Question

Determine whether each function is even, odd, or neither. Then determine whether the function's graph is symmetric with respect to the $$y$$ -axis, the origin, or neither.$$f(x)=2 x^{2}+x^{4}+1$$

Answer

**step1** Understanding the problem definitions

To determine if a function is even, odd, or neither, we evaluate the function at $$-x$$.
- A function $$f(x)$$ is **even** if $$f(-x) = f(x)$$.
- A function $$f(x)$$ is **odd** if $$f(-x) = -f(x)$$.
- If neither of these conditions holds, the function is **neither** even nor odd.
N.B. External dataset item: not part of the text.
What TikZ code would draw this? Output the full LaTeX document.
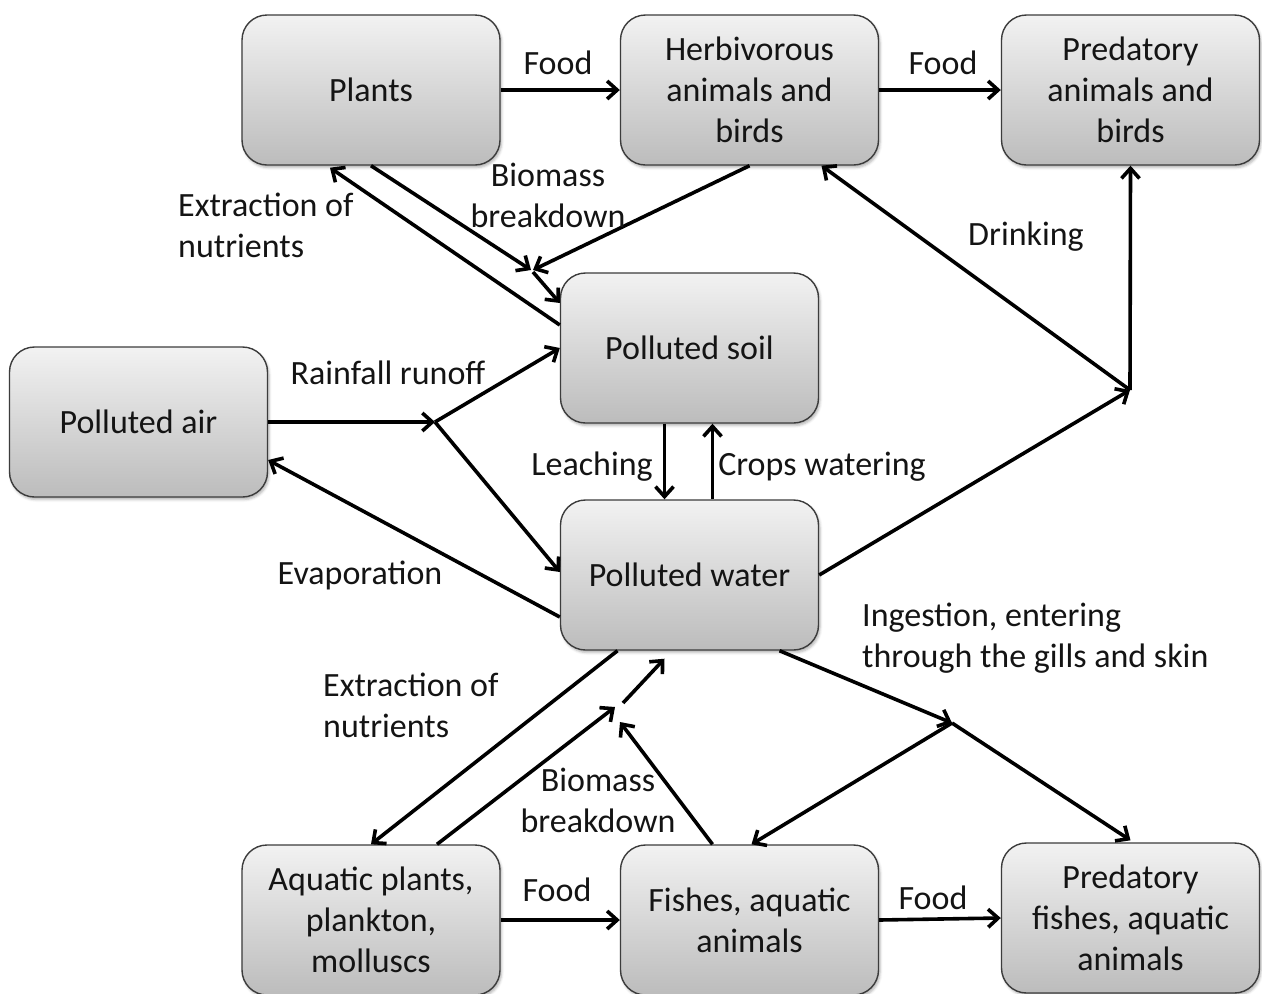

**step2** Understanding graph symmetry based on function type

The type of function relates to the symmetry of its graph:
- If a function is **even**, its graph is symmetric with respect to the **y-axis**. This means if you fold the graph along the y-axis, the two halves match exactly.
- If a function is **odd**, its graph is symmetric with respect to the **origin**. This means if you rotate the graph 180 degrees around the origin, it looks the same.
- If a function is **neither** even nor odd, its graph is typically symmetric with respect to **neither** the y-axis nor the origin, in the context of these specific symmetries.
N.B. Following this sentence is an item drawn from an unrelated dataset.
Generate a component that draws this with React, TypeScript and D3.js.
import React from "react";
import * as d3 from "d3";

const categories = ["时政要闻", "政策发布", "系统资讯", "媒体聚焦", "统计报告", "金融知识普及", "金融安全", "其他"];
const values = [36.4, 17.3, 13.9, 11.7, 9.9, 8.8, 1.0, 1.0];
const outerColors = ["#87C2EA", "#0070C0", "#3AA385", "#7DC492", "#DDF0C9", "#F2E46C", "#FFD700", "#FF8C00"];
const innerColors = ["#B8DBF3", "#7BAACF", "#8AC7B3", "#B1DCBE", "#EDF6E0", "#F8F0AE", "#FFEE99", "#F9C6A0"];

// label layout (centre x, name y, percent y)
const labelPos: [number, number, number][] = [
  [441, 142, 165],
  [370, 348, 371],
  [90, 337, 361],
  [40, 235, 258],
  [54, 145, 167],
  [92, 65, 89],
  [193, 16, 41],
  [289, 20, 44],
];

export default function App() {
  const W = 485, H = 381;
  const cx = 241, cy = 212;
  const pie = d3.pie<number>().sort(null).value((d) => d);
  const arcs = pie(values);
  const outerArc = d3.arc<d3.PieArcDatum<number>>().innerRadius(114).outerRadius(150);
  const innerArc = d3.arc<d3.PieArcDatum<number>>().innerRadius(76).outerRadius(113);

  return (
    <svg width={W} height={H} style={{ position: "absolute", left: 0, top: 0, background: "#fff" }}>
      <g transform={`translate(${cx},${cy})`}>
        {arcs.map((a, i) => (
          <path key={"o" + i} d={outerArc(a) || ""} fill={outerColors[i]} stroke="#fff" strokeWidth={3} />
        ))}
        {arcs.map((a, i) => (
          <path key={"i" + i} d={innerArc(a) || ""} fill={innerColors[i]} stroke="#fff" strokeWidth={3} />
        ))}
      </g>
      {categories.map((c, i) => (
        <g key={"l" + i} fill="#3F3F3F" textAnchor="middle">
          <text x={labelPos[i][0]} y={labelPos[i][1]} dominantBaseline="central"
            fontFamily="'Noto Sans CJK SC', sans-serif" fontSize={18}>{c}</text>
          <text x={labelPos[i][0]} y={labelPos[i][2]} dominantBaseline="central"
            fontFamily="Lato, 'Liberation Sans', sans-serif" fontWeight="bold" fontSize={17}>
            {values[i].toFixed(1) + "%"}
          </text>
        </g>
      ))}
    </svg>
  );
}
Question1.step3 (Evaluating $$f(-x)$$ for the given function)

The given function is $$f(x) = 2x^{2}+x^{4}+1$$.
We need to find $$f(-x)$$. To do this, we replace every $$x$$ in the expression for $$f(x)$$ with $$-x$$.
$$f(-x) = 2(-x)^{2} + (-x)^{4} + 1$$
We know that:
- When a negative number is multiplied by itself an even number of times, the result is positive. So, $$(-x)^{2} = (-x) \times (-x) = x^{2}$$.
- Similarly, $$(-x)^{4} = (-x) \times (-x) \times (-x) \times (-x) = x^{4}$$.
Substitute these back into the expression for $$f(-x)$$:
$$f(-x) = 2x^{2} + x^{4} + 1$$

Question1.step4 (Comparing $$f(-x)$$ with $$f(x)$$)
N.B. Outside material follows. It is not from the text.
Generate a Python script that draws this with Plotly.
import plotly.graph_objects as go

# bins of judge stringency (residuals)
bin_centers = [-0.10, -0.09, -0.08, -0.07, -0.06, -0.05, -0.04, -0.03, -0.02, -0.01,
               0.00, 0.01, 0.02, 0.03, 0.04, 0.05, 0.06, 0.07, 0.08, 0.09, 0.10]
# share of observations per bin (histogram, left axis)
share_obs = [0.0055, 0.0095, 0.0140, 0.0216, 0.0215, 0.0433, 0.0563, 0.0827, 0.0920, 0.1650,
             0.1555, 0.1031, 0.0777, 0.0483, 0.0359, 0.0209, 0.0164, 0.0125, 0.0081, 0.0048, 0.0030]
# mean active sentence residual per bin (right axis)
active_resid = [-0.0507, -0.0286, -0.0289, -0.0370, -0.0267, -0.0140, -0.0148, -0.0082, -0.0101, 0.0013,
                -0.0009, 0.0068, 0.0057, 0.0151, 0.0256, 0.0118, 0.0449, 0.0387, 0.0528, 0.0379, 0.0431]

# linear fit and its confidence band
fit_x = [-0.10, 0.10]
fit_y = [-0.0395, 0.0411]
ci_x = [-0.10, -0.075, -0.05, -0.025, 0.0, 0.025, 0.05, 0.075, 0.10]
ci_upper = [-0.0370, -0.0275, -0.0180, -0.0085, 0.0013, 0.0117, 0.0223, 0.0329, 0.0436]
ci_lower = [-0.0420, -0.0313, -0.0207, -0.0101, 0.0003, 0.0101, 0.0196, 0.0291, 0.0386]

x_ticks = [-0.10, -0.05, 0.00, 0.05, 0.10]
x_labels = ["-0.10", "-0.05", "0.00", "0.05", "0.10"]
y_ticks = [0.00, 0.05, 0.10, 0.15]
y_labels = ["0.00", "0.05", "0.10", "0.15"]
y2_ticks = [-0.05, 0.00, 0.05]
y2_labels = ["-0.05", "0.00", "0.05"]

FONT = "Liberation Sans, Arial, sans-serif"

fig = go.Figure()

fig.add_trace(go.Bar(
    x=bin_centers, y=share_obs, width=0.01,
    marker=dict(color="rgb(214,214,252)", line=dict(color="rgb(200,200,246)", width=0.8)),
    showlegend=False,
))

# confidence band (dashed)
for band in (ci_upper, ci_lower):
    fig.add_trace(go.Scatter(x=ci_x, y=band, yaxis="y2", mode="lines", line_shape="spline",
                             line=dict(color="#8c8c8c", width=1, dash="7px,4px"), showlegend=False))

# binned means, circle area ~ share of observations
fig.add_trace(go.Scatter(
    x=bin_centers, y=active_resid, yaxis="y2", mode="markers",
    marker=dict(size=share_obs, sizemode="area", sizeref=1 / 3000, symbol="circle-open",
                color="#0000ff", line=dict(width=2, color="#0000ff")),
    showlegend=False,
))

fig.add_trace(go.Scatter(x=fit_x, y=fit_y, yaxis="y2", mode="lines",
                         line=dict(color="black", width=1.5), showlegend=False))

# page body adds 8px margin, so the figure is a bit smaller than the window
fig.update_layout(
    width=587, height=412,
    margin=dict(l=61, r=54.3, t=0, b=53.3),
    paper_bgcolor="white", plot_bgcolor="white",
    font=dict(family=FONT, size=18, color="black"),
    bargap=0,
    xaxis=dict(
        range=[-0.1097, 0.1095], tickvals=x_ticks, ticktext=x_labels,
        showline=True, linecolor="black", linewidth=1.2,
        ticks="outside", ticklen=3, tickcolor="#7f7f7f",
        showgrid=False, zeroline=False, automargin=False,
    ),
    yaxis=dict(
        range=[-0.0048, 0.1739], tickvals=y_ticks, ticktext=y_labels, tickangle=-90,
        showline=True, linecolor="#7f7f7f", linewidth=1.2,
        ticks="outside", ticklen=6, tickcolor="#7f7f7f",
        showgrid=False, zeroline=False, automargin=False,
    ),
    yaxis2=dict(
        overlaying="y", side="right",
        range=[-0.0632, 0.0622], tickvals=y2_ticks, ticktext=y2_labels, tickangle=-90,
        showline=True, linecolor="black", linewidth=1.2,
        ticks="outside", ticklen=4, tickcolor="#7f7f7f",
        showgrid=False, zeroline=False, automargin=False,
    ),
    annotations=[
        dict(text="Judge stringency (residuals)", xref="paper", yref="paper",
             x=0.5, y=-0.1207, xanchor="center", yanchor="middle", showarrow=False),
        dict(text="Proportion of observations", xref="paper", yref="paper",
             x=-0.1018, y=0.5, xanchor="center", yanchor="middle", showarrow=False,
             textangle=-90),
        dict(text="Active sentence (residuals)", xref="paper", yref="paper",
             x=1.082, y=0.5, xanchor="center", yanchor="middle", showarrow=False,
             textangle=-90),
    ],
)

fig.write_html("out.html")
We have found that $$f(-x) = 2x^{2} + x^{4} + 1$$.
The original function is $$f(x) = 2x^{2} + x^{4} + 1$$.
Comparing these two expressions, we see that $$f(-x)$$ is exactly the same as $$f(x)$$.
So, $$f(-x) = f(x)$$.

**step5** Determining the function type

Since $$f(-x) = f(x)$$, according to the definition from Step 1, the function $$f(x) = 2x^{2}+x^{4}+1$$ is an **even** function.

**step6** Determining the graph's symmetry

Since the function is an **even** function, according to the rule from Step 2, its graph is symmetric with respect to the **y-axis**.